Re: [DISCUSS]Apache Kylin 2.0 Release Features & Criteria

2016-02-01 Thread Adunuthula, Seshu
Yes, we will be filing a whole bunch of JIRAs. This release is not Done,
so no point in arguing about whether it is perfect. Luke, I do not want
you to push this release through.

 

On 2/1/16, 7:54 PM, "Luke Han"  wrote:

>Hi Seshu,
>  "Done is better than Perfect" is one practice in our development:
>release early, ask users
>to try and test, then fix bugs, bring other features if any, and then
>release a new one...
>It works very well in the past and I believe it will continue benefit
>further development.
>
>  And you could see, the 2.x branch is active development code base
>over several months,
>as Yang mentioned, we are confident to release first version now. Also
>there are already many
>users in community are building package from 2.0 and reported many tickets
>to help improve Kylin,
>they are looking forward for the first release very much. With the Apache
> release process,
>the entire community will help to test and try with each release candidate
>for sure there's
>no critical issues, please also help log JIRA if any.
>
>  Back to Spark Cubing, as previous discussed with Spark community,
>there's
>still one pending
>JIRA for performance, so Spark Cubing already be excluded from the first
>release.
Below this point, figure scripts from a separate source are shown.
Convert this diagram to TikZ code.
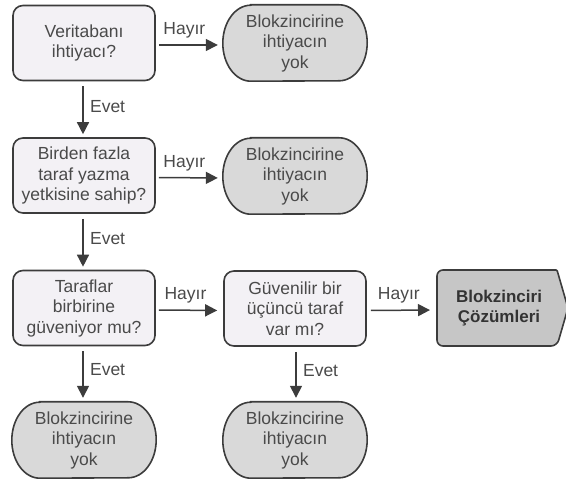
\documentclass[tikz,border=0pt]{standalone}
\usepackage{fontspec}
\setmainfont{Liberation Sans}
\usetikzlibrary{arrows.meta,calc,backgrounds}

\definecolor{inkline}{HTML}{3C3C3C}
\definecolor{inktext}{HTML}{4A4A4A}
\definecolor{qfill}{HTML}{F3F1F5}
\definecolor{tfill}{HTML}{D9D9D9}
\definecolor{rfill}{HTML}{C6C6C6}

% outline of a terminal node: flat top and bottom, half-elliptic ends
\newcommand\termoutline[1]{%
  \begin{pgfonlayer}{background}
    \path[draw=inkline,line width=1.6pt,fill=tfill]
      ($(#1.north west)+(28,0)$) -- ($(#1.north east)+(-28,0)$)
      arc[start angle=90,end angle=-90,x radius=28,y radius=38]
      -- ($(#1.south west)+(28,0)$)
      arc[start angle=270,end angle=90,x radius=28,y radius=38] -- cycle;
  \end{pgfonlayer}}

\begin{document}
\begin{tikzpicture}[x=1pt,y=1pt,
  txt/.style={font=\fontsize{17.5}{20.5}\selectfont,text=inktext,align=center},
  question/.style={txt,draw=inkline,line width=1.6pt,fill=qfill,rounded corners=10pt,
    minimum width=142pt,minimum height=75pt,inner sep=0pt},
  terminal/.style={txt,minimum width=144pt,minimum height=76pt,inner sep=0pt},
  arr/.style={draw=inkline,line width=1.5pt,-{Triangle[length=12pt,width=12pt]}},
  lbl/.style={txt}]
\useasboundingbox (0,0) rectangle (566,479);

% decision boxes
\node[question] (b1) at (84,436) {Veritabanı\\ihtiyacı?};
\node[question] (b2) at (84,303.5) {Birden fazla\\taraf yazma\\yetkisine sahip?};
\node[question] (b3) at (84,171) {Taraflar\\birbirine\\güveniyor mu?};
\node[question] (b4) at (295,170.5) {Güvenilir bir\\üçüncü taraf\\var mı?};

% terminal nodes
\node[terminal] (t1) at (295,436) {Blokzincirine\\ihtiyacın\\yok};
\termoutline{t1}
\node[terminal] (t2) at (295,303) {Blokzincirine\\ihtiyacın\\yok};
\termoutline{t2}
\node[terminal] (t3) at (84,39) {Blokzincirine\\ihtiyacın\\yok};
\termoutline{t3}
\node[terminal] (t4) at (295,39) {Blokzincirine\\ihtiyacın\\yok};
\termoutline{t4}

% result node with pointed right end
\node[txt,font=\fontsize{17}{20.5}\selectfont\bfseries,text=black!80,minimum width=120pt,
  minimum height=76pt,inner sep=0pt] (res) at (499,171) {Blokzinciri\\Çözümleri};
\begin{pgfonlayer}{background}
  \path[draw=inkline,line width=1.6pt,fill=rfill,rounded corners=6pt]
    (557,209) -- (437,209) -- (437,133) -- (557,133) [rounded corners=1pt] -- (568,171) -- cycle;
\end{pgfonlayer}

% connectors
\draw[arr,shorten <=3pt,shorten >=5pt] ([yshift=-2pt]b1.east) -- node[lbl,above=3pt,xshift=-5pt]{Hayır} ([yshift=-2pt]t1.west);
\draw[arr,shorten <=3pt,shorten >=5pt] ([yshift=-2pt]b2.east) -- node[lbl,above=3pt,xshift=-5pt]{Hayır} ([yshift=-2pt]t2.west);
\draw[arr,shorten <=3pt,shorten >=6pt] ([yshift=-2pt]b3.east) -- node[lbl,above=3pt,xshift=-4pt]{Hayır} ([yshift=-2pt]b4.west);
\draw[arr,shorten <=4pt,shorten >=7pt] ([yshift=-2pt]b4.east) -- node[lbl,above=3pt,xshift=-3pt]{Hayır} ([yshift=-2pt]res.west-|437,0);

\draw[arr,shorten <=5pt,shorten >=3pt] ([xshift=-1pt]b1.south) -- node[lbl,right=3pt,yshift=3pt]{Evet} ([xshift=-1pt]b2.north);
\draw[arr,shorten <=5pt,shorten >=3pt] ([xshift=-1pt]b2.south) -- node[lbl,right=3pt,yshift=3pt]{Evet} ([xshift=-1pt]b3.north);
\draw[arr,shorten <=5pt,shorten >=4pt] ([xshift=-1pt]b3.south) -- node[lbl,right=3pt,yshift=4pt]{Evet} ([xshift=-1pt]t3.north);
\draw[arr,shorten <=5pt,shorten >=4pt] ([xshift=1pt]b4.south) -- node[lbl,right=3pt,yshift=4pt]{Evet} ([xshift=1pt]t4.north);
\end{tikzpicture}
\end{document}
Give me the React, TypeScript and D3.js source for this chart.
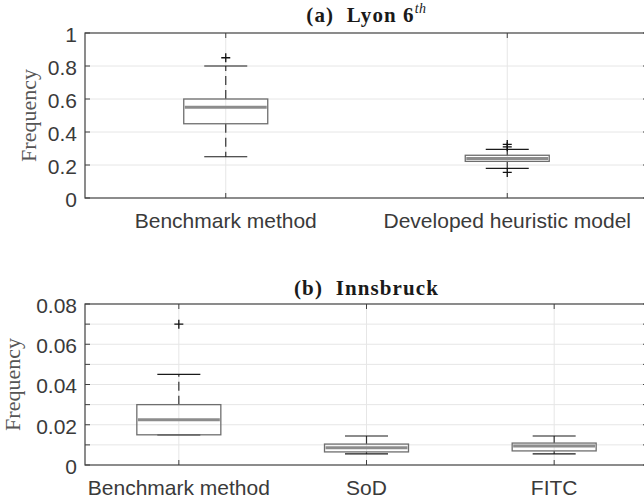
import React, { useEffect, useRef } from 'react';
import * as d3 from 'd3';

// (a) Lyon 6th
const lyonCategories = ['Benchmark method', 'Developed heuristic model'];
const lyonQ1 = [0.45, 0.222];
const lyonMedian = [0.55, 0.24];
const lyonQ3 = [0.6, 0.259];
const lyonLow = [0.25, 0.18];
const lyonHigh = [0.8, 0.295];
const lyonOutliers = [[0.85], [0.325, 0.31, 0.155]];
const lyonTicks = [0, 0.2, 0.4, 0.6, 0.8, 1];
const lyonTickLabels = ['0', '0.2', '0.4', '0.6', '0.8', '1'];

// (b) Innsbruck
const innsCategories = ['Benchmark method', 'SoD', 'FITC'];
const innsQ1 = [0.015, 0.0065, 0.007];
const innsMedian = [0.0225, 0.0086, 0.0095];
const innsQ3 = [0.03, 0.0104, 0.0109];
const innsLow = [0.015, 0.0055, 0.0055];
const innsHigh = [0.045, 0.0144, 0.0144];
const innsOutliers = [[0.07], [], []];
const innsTicks = [0, 0.01, 0.02, 0.03, 0.04, 0.05, 0.06, 0.07, 0.08];
const innsLabelTicks = [0, 0.02, 0.04, 0.06, 0.08];
const innsTickLabels = ['0', '0.02', '0.04', '0.06', '0.08'];

type Panel = {
  categories: string[];
  q1: number[];
  median: number[];
  q3: number[];
  low: number[];
  high: number[];
  outliers: number[][];
  ticks: number[];
  tickLabels: string[];
  labelTicks: number[];
  yMax: number;
  top: number;
  bottom: number;
  titleY: number;
  titleMain: string;
  titleSup?: string;
  yLabelX: number;
};

export default function App() {
  const svgRef = useRef<SVGSVGElement>(null);

  useEffect(() => {
    if (!svgRef.current) return;
    const svg = d3.select(svgRef.current);
    svg.selectAll('*').remove();

    const width = 644;
    const height = 504;
    svg.attr('width', width).attr('height', height);

    const left = 85;
    const right = 648;
    const boxW = 84;
    const capW = 43;
    const axisColor = '#404040';
    const sans = '"Liberation Sans", Arial, Helvetica, sans-serif';
    const serif = '"Liberation Serif", "Times New Roman", serif';

    const panels: Panel[] = [
      {
        categories: lyonCategories, q1: lyonQ1, median: lyonMedian, q3: lyonQ3,
        low: lyonLow, high: lyonHigh, outliers: lyonOutliers,
        ticks: lyonTicks, tickLabels: lyonTickLabels, labelTicks: lyonTicks,
        yMax: 1, top: 33, bottom: 198, titleY: 22,
        titleMain: '(a)  Lyon 6', titleSup: 'th', yLabelX: 36,
      },
      {
        categories: innsCategories, q1: innsQ1, median: innsMedian, q3: innsQ3,
        low: innsLow, high: innsHigh, outliers: innsOutliers,
        ticks: innsTicks, tickLabels: innsTickLabels, labelTicks: innsLabelTicks,
        yMax: 0.08, top: 304, bottom: 465, titleY: 295,
        titleMain: '(b)  Innsbruck', yLabelX: 19.5,
      },
    ];

    panels.forEach((p) => {
      const n = p.categories.length;
      const x = d3.scaleLinear().domain([0.5, n + 0.5]).range([left, right]);
      const y = d3.scaleLinear().domain([0, p.yMax]).range([p.bottom, p.top]);
      const idx = d3.range(n);
      const g = svg.append('g');

      // grid
      g.selectAll('.hgrid')
        .data(p.ticks.filter((t) => t > 0 && t < p.yMax))
        .enter().append('line')
        .attr('x1', left).attr('x2', right)
        .attr('y1', (d) => y(d)).attr('y2', (d) => y(d))
        .attr('stroke', '#e6e6e6').attr('stroke-width', 1);
      g.selectAll('.vgrid')
        .data(idx)
        .enter().append('line')
        .attr('x1', (i) => x(i + 1)).attr('x2', (i) => x(i + 1))
        .attr('y1', p.top).attr('y2', p.bottom)
        .attr('stroke', '#e6e6e6').attr('stroke-width', 1);

      // whiskers (dashed), caps, boxes, medians, outliers
      idx.forEach((i) => {
        const cx = x(i + 1);
        if (p.high[i] > p.q3[i]) {
          g.append('line')
            .attr('x1', cx).attr('x2', cx)
            .attr('y1', y(p.q3[i])).attr('y2', y(p.high[i]))
            .attr('stroke', '#333').attr('stroke-width', 1.2)
            .attr('stroke-dasharray', '9,5');
        }
        if (p.low[i] < p.q1[i]) {
          g.append('line')
            .attr('x1', cx).attr('x2', cx)
            .attr('y1', y(p.q1[i])).attr('y2', y(p.low[i]))
            .attr('stroke', '#333').attr('stroke-width', 1.2)
            .attr('stroke-dasharray', '9,5');
        }
        [p.low[i], p.high[i]].forEach((v) => {
          g.append('line')
            .attr('x1', cx - capW / 2).attr('x2', cx + capW / 2)
            .attr('y1', y(v)).attr('y2', y(v))
            .attr('stroke', '#1a1a1a').attr('stroke-width', 1.2);
        });
        g.append('rect')
          .attr('x', cx - boxW / 2)
          .attr('y', y(p.q3[i]))
          .attr('width', boxW)
          .attr('height', y(p.q1[i]) - y(p.q3[i]))
          .attr('fill', 'none')
          .attr('stroke', '#6e6e6e').attr('stroke-width', 1.3);
        g.append('line')
          .attr('x1', cx - boxW / 2 + 1).attr('x2', cx + boxW / 2 - 1)
          .attr('y1', y(p.median[i])).attr('y2', y(p.median[i]))
          .attr('stroke', '#8c8c8c').attr('stroke-width', 3);
        p.outliers[i].forEach((v) => {
          const oy = y(v);
          g.append('path')
            .attr('d', `M${cx - 4.5},${oy}H${cx + 4.5}M${cx},${oy - 4.5}V${oy + 4.5}`)
            .attr('stroke', '#111').attr('stroke-width', 1.3).attr('fill', 'none');
        });
      });

      // axes frame
      g.append('rect')
        .attr('x', left).attr('y', p.top)
        .attr('width', right - left).attr('height', p.bottom - p.top)
        .attr('fill', 'none').attr('stroke', axisColor).attr('stroke-width', 1.2);

      // ticks
      const tl = 5;
      p.ticks.forEach((t) => {
        g.append('line').attr('x1', left).attr('x2', left + tl)
          .attr('y1', y(t)).attr('y2', y(t)).attr('stroke', axisColor);
        g.append('line').attr('x1', right).attr('x2', right - tl)
          .attr('y1', y(t)).attr('y2', y(t)).attr('stroke', axisColor);
      });
      idx.forEach((i) => {
        g.append('line').attr('x1', x(i + 1)).attr('x2', x(i + 1))
          .attr('y1', p.bottom).attr('y2', p.bottom - tl).attr('stroke', axisColor);
        g.append('line').attr('x1', x(i + 1)).attr('x2', x(i + 1))
          .attr('y1', p.top).attr('y2', p.top + tl).attr('stroke', axisColor);
      });

      // tick labels
      g.selectAll('.ylab')
        .data(p.labelTicks)
        .enter().append('text')
        .attr('x', 77)
        .attr('y', (d) => y(d) + 1.5)
        .attr('dy', '0.35em')
        .attr('text-anchor', 'end')
        .style('font-family', sans)
        .style('font-size', '21px')
        .attr('fill', '#3a3a3a')
        .text((d, k) => p.tickLabels[k]);

      g.selectAll('.xlab')
        .data(p.categories)
        .enter().append('text')
        .attr('x', (d, i) => x(i + 1))
        .attr('y', p.bottom + 30)
        .attr('text-anchor', 'middle')
        .style('font-family', sans)
        .style('font-size', '21px')
        .attr('fill', '#3a3a3a')
        .text((d) => d);

      // y label
      svg.append('text')
        .attr('transform', `translate(${p.yLabelX},${(p.top + p.bottom) / 2}) rotate(-90)`)
        .attr('text-anchor', 'middle')
        .style('font-family', serif)
        .style('font-size', '22px')
        .attr('fill', '#555')
        .text('Frequency');

      // title
      const title = svg.append('text')
        .attr('x', (left + right) / 2)
        .attr('y', p.titleY)
        .attr('text-anchor', 'middle')
        .style('font-family', serif)
        .style('font-size', '21px')
        .style('font-weight', 'bold')
        .style('letter-spacing', '1.1px')
        .style('white-space', 'pre')
        .attr('fill', '#1a1a1a');
      title.append('tspan').text(p.titleMain);
      if (p.titleSup) {
        title.append('tspan')
          .attr('dy', -9)
          .style('font-size', '14px')
          .style('font-style', 'italic')
          .style('font-weight', 'normal')
          .style('letter-spacing', '0.5px')
          .text(p.titleSup);
      }
    });
  }, []);

  return (
    <div style={{ position: 'absolute', left: 0, top: 0 }}>
      <svg ref={svgRef} style={{ display: 'block', background: '#fff' }}></svg>
    </div>
  );
}
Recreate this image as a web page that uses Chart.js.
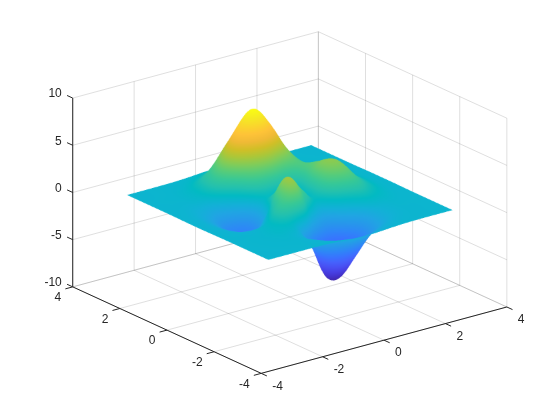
<!DOCTYPE html>
<html>
<head>
<meta charset="utf-8">
<style>
  html, body { margin: 0; padding: 0; background: #fff; }
  canvas { display: block; }
</style>
<script src="https://cdn.jsdelivr.net/npm/chart.js@4"></script>
</head>
<body>
<canvas id="myChart" width="560" height="420"></canvas>
<script>
// surface heights, one row per y value, columns follow xValues
const xValues = [-3, -2.5, -2, -1.5, -1, -0.5, 0, 0.5, 1, 1.5, 2, 2.5, 3];
const yValues = [-3, -2.5, -2, -1.5, -1, -0.5, 0, 0.5, 1, 1.5, 2, 2.5, 3];
const rowA = [0, 0, 0, 0, -0.03, -0.14, -0.24, -0.22, -0.11, -0.03, 0, 0, 0];
const rowB = [0, 0, 0.01, 0, -0.23, -0.91, -1.57, -1.41, -0.69, -0.18, -0.03, 0, 0];
const rowC = [0, 0.01, 0.05, 0.05, -0.59, -2.64, -4.76, -4.35, -2.1, -0.53, -0.06, 0, 0];
const rowD = [0, 0.01, 0.08, 0.33, 0.15, -2.19, -6, -6.1, -2.64, -0.44, 0.04, 0.03, 0];
const rowE = [-0.01, -0.06, -0.13, 0.3, 1.86, 2.5, -0.72, -2.22, -0.27, 0.88, 0.5, 0.11, 0.01];
const rowF = [-0.03, -0.2, -0.8, -1.21, 0.8, 3.7, 2, 0.39, 2.2, 2.56, 1.12, 0.24, 0.03];
const rowG = [-0.04, -0.3, -1.33, -2.77, -1.65, 1.48, 0.98, 0.37, 2.94, 3.27, 1.41, 0.3, 0.03];
const rowH = [-0.03, -0.25, -1.12, -2.49, -2, 0.39, 0.46, 0.38, 2.38, 2.56, 1.09, 0.23, 0.03];
const rowI = [-0.01, -0.11, -0.48, -0.86, 0.23, 2.79, 3.69, 2.94, 2.43, 1.58, 0.58, 0.11, 0.01];
const rowJ = [0, -0.02, -0.01, 0.48, 2.61, 6.2, 8.1, 6.25, 3.26, 1.19, 0.29, 0.05, 0];
const rowK = [0, 0.01, 0.08, 0.55, 2.1, 4.56, 5.86, 4.57, 2.21, 0.68, 0.13, 0.02, 0];
const rowL = [0, 0, 0.03, 0.19, 0.69, 1.47, 1.89, 1.47, 0.7, 0.21, 0.04, 0, 0];
const rowM = [0, 0, 0.01, 0.03, 0.11, 0.23, 0.3, 0.23, 0.11, 0.03, 0.01, 0, 0];
const rows = [rowA, rowB, rowC, rowD, rowE, rowF, rowG, rowH, rowI, rowJ, rowK, rowL, rowM];

const xTicks = [-4, -2, 0, 2, 4];
const yTicks = [-4, -2, 0, 2, 4];
const zTicks = [-10, -5, 0, 5, 10];

const colorMin = -6.55;
const colorMax = 8.1;
const parula = [
  [62, 38, 168], [67, 50, 203], [71, 65, 229], [72, 82, 244], [69, 99, 253],
  [56, 117, 254], [46, 135, 247], [39, 151, 235], [32, 165, 227], [18, 177, 214],
  [2, 186, 195], [36, 193, 174], [55, 200, 151], [87, 204, 122], [129, 204, 89],
  [171, 199, 57], [209, 191, 39], [240, 186, 54], [254, 195, 56], [250, 214, 45],
  [245, 233, 36], [249, 251, 21]
];

// view(-37.5, 30) on the unit box
const sinAz = -0.6088, cosAz = 0.7934, sinEl = 0.5, cosEl = 0.866;
function toH(x, y) {
  return (x / 4) * cosAz + (y / 4) * sinAz;
}
function toV(x, y, z) {
  return -sinEl * sinAz * (x / 4) + sinEl * cosAz * (y / 4) + cosEl * (z / 10);
}
function depth(x, y, z) {
  return (x / 4) * cosEl * sinAz - (y / 4) * cosEl * cosAz + (z / 10) * sinEl;
}
function point(x, y, z) {
  return { x: toH(x, y), y: toV(x, y, z) };
}

function lineSet(from, to, color) {
  return {
    type: "scatter",
    showLine: true,
    data: [point(...from), point(...to)],
    borderColor: color,
    borderWidth: 1,
    pointRadius: 0,
    tension: 0,
    fill: false,
  };
}

const GRID = "rgba(38,38,38,0.15)";
const AXIS = "#262626";
const TEXT = "#262626";
const TICK = 0.24;
const datasets = [];

for (const x of xTicks) {
  datasets.push(lineSet([x, -4, -10], [x, 4, -10], GRID));
  datasets.push(lineSet([x, 4, -10], [x, 4, 10], GRID));
}
for (const y of yTicks) {
  datasets.push(lineSet([-4, y, -10], [4, y, -10], GRID));
  datasets.push(lineSet([4, y, -10], [4, y, 10], GRID));
}
for (const z of zTicks) {
  datasets.push(lineSet([-4, 4, z], [4, 4, z], GRID));
  datasets.push(lineSet([4, -4, z], [4, 4, z], GRID));
}
datasets.push(lineSet([-4, 4, -10], [-4, 4, 10], AXIS));
datasets.push(lineSet([-4, 4, -10], [-4, -4, -10], AXIS));
datasets.push(lineSet([-4, -4, -10], [4, -4, -10], AXIS));
for (const x of xTicks) datasets.push(lineSet([x, -4, -10], [x, -4 - TICK, -10], AXIS));
for (const y of yTicks) datasets.push(lineSet([-4, y, -10], [-4 - TICK, y, -10], AXIS));
for (const z of zTicks) datasets.push(lineSet([-4, 4, z], [-4, 4 + TICK, z], AXIS));

function catmull(p0, p1, p2, p3, t) {
  return 0.5 * (2 * p1 + (p2 - p0) * t + (2 * p0 - 5 * p1 + 4 * p2 - p3) * t * t + (3 * p1 - p0 - 3 * p2 + p3) * t * t * t);
}
function pick(list, i) {
  return list[Math.max(0, Math.min(list.length - 1, i))];
}
function surfaceAt(i, j, u, w) {
  const across = [];
  for (let r = -1; r <= 2; r++) {
    const row = pick(rows, j + r);
    across.push(catmull(pick(row, i - 1), pick(row, i), pick(row, i + 1), pick(row, i + 2), u));
  }
  return catmull(across[0], across[1], across[2], across[3], w);
}
function colorFor(z) {
  const t = Math.max(0, Math.min(1, (z - colorMin) / (colorMax - colorMin))) * (parula.length - 1);
  const i = Math.min(parula.length - 2, Math.floor(t));
  const f = t - i;
  return parula[i].map((v, n) => v + (parula[i + 1][n] - v) * f);
}

// fill one triangle into the buffers, nearest surface wins per pixel
function fillTriangle(pixels, zBuffer, W, H, a, b, c) {
  const area = (b.px - a.px) * (c.py - a.py) - (b.py - a.py) * (c.px - a.px);
  if (area === 0) return;
  const x0 = Math.max(0, Math.floor(Math.min(a.px, b.px, c.px)));
  const x1 = Math.min(W - 1, Math.ceil(Math.max(a.px, b.px, c.px)));
  const y0 = Math.max(0, Math.floor(Math.min(a.py, b.py, c.py)));
  const y1 = Math.min(H - 1, Math.ceil(Math.max(a.py, b.py, c.py)));
  for (let py = y0; py <= y1; py++) {
    for (let px = x0; px <= x1; px++) {
      const cx = px + 0.5;
      const cy = py + 0.5;
      const wa = ((b.px - cx) * (c.py - cy) - (b.py - cy) * (c.px - cx)) / area;
      const wb = ((c.px - cx) * (a.py - cy) - (c.py - cy) * (a.px - cx)) / area;
      const wc = 1 - wa - wb;
      if (wa < -0.001 || wb < -0.001 || wc < -0.001) continue;
      const d = wa * a.d + wb * b.d + wc * c.d;
      const slot = py * W + px;
      if (d <= zBuffer[slot]) continue;
      zBuffer[slot] = d;
      const color = colorFor(wa * a.z + wb * b.z + wc * c.z);
      pixels[slot * 4] = color[0];
      pixels[slot * 4 + 1] = color[1];
      pixels[slot * 4 + 2] = color[2];
      pixels[slot * 4 + 3] = 255;
    }
  }
}

// shaded surface, placed through the chart scales at 3x and scaled down
const surfacePlugin = {
  id: "surface",
  afterDatasetsDraw(chart) {
    const ctx = chart.ctx;
    const sx = chart.scales.x;
    const sy = chart.scales.y;
    const SCALE = 3;
    const STEPS = 8;
    const W = chart.width * SCALE;
    const H = chart.height * SCALE;
    const n = (xValues.length - 1) * STEPS;
    const m = (yValues.length - 1) * STEPS;
    const nodes = [];
    for (let b = 0; b <= m; b++) {
      const line = [];
      const j = Math.min(rows.length - 2, Math.floor(b / STEPS));
      const w = b / STEPS - j;
      const y = yValues[j] + (yValues[j + 1] - yValues[j]) * w;
      for (let a = 0; a <= n; a++) {
        const i = Math.min(xValues.length - 2, Math.floor(a / STEPS));
        const u = a / STEPS - i;
        const x = xValues[i] + (xValues[i + 1] - xValues[i]) * u;
        const z = surfaceAt(i, j, u, w);
        line.push({
          px: sx.getPixelForValue(toH(x, y)) * SCALE,
          py: sy.getPixelForValue(toV(x, y, z)) * SCALE,
          z: z,
          d: depth(x, y, z),
        });
      }
      nodes.push(line);
    }
    const buffer = document.createElement("canvas");
    buffer.width = W;
    buffer.height = H;
    const bufferCtx = buffer.getContext("2d");
    const image = bufferCtx.createImageData(W, H);
    const zBuffer = new Float32Array(W * H).fill(-Infinity);
    for (let b = 0; b < m; b++) {
      for (let a = 0; a < n; a++) {
        fillTriangle(image.data, zBuffer, W, H, nodes[b][a], nodes[b][a + 1], nodes[b + 1][a + 1]);
        fillTriangle(image.data, zBuffer, W, H, nodes[b][a], nodes[b + 1][a + 1], nodes[b + 1][a]);
      }
    }
    bufferCtx.putImageData(image, 0, 0);
    ctx.save();
    ctx.imageSmoothingEnabled = true;
    ctx.imageSmoothingQuality = "high";
    ctx.drawImage(buffer, 0, 0, chart.width, chart.height);
    ctx.restore();
  },
  afterDraw(chart) {
    const ctx = chart.ctx;
    const sx = chart.scales.x;
    const sy = chart.scales.y;
    const label = (text, x, y, z, dx, dy, align) => {
      ctx.textAlign = align;
      ctx.fillText(text, sx.getPixelForValue(toH(x, y)) + dx, sy.getPixelForValue(toV(x, y, z)) + dy);
    };
    ctx.save();
    ctx.font = '12px "Liberation Sans"';
    ctx.fillStyle = TEXT;
    ctx.textBaseline = "middle";
    for (const z of zTicks) label(String(z), -4, 4, z, -11, -4, "right");
    for (const y of yTicks) label(String(y), -4, y, -10, -11.5, 11, "right");
    for (const x of xTicks) label(String(x), x, -4, -10, 11, 13, "left");
    ctx.restore();
  },
};

const config = {
  type: "scatter",
  data: { datasets: datasets },
  options: {
    responsive: false,
    animation: false,
    layout: { padding: 0 },
    plugins: { legend: { display: false }, tooltip: { enabled: false } },
    scales: {
      x: { type: "linear", display: false, min: -1.872, max: 1.7455 },
      y: { type: "linear", display: false, min: -1.995, max: 1.858 },
    },
  },
  plugins: [surfacePlugin],
};

const myChart = new Chart(document.getElementById("myChart"), config);
</script>
</body>
</html>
But with plug-able architecture, it could be very easy to
>introduce back to coming version once the community happy for it.
>
>And, for Amazon EMR part, it's more about how to deploy rather than one
>"feature", it not  make
>sense to set this as one criteria.
>
>Thanks to bring this discussion to help community:-)
>
>Luke
>
>
>Best Regards!
>-
>
>Luke Han
>
>On Tue, Feb 2, 2016 at 8:48 AM, Adunuthula, Seshu 
>wrote:
>
>> Yang,
>>
>> Implementing the old MR engine on the pluggable architecture does not
>> prove that the architecture works. You need two points to draw a line. A
>> single point does not prove that the architecture works.
>>
>> Improving the MR engine performance can be done on 1.0 code are without
>> making it pluggable
>>
>>
>> External talks and POCs are not the release criteria for a feature.
>>
>> Regards
>> Seshu
>>
>> Sent from my iPhone
>>
>> > On Feb 1, 2016, at 6:01 PM, Li Yang  wrote:
>> >
>> > Seshu's understanding of the 2.0 and its plugin-able architecture is
>>very
>> > wrong. Let me correct. :-)
>> >
>> > The plugin-able architecture is rock solid. Its first commit went
>>back to
>> > Jul 2015. On top it, we built MR cube engine V2 and storage engine V2,
>> > which give much improved build and query performance. At the same
>>time,
>> the
>> > old V1 engines are still available on 2.0 branch. The plugin-able
>> > architecture allows coexistence of alternative engines. And user is
>>free
>> to
>> > choose any of the engines that suits the need.
>> >
>> > In the last few month, thorough testing has been done on the 2.0-rc
>> branch.
>> > Like mentioned, we have rebuild hundreds of jobs on the V2 engines and
>> > compare the results by running tens of thousands of queries against
>>both
>> V1
>> > and V2 cubes. The correctness is confirmed and performance
>>improvement is
>> > measured. The 2.0-rc branch is definitely the most well tested branch
>>so
>> > far. I am very confident of its quality.
>> >
>> > I believe Seshu also agrees with the improved performance and its
>> quality,
>> > as he proposed to release as v1.3. However he didn't know the improved
>> > results are right on top of plugin-able architecture.
>> >
>> > So the saying plugin-able architecture is
>> >> "POC quality features that should not be part of a release. We have
>>not
>> > built a single of these plugins that are production quality."
>> > is very wrong.
>> >
>> > Streaming cubing is a less mature feature. It's in semi-production
>> > quality.  As shared in a few public talks, eBay has a SEO dashboard
>>case
>> > that leverages the streaming cubing feature and achieves 5 minutes
>>data
>> > latency.
>> >
>> > And I made the point very clear -- "Streaming cubing experimental
>> support,
>> > ... minutes interval" -- think no one will be confused.
>> >
>> > If more concerns about 2.0 quality, I suggest JIRA be opened and test
>> case
>> > be created. So we have evidence and can collaborate to improve.
>> >
>> > Still many thanks to the comments. Things become clearer through
>>healthy
>> > discussions. :-)
>> >
>> > Cheers
>> > Yang
>> >
>> > On Tuesday, February 2, 2016, Adunuthula, Seshu > > > wrote:
>> >
>> >> A strong -1 on this.
>> >>
>> >> - A better MR cubing algorithm, about 1.5 times faster than 1.x by
>> >> comparing hundreds of jobs.
>> >> - TopN pre-calculation (more UDFs coming)
>> >> - ODBC compatible with Tableau 9.1, MS Excel, MS PowerBI
>> >>
>> >>
>> >>
>> >> These are incremental enhancements and does not warrant bumping up to
>> 2.0
>> >> release. We should release them as in 1.3
>> >>
>> >>
>> >> - Streaming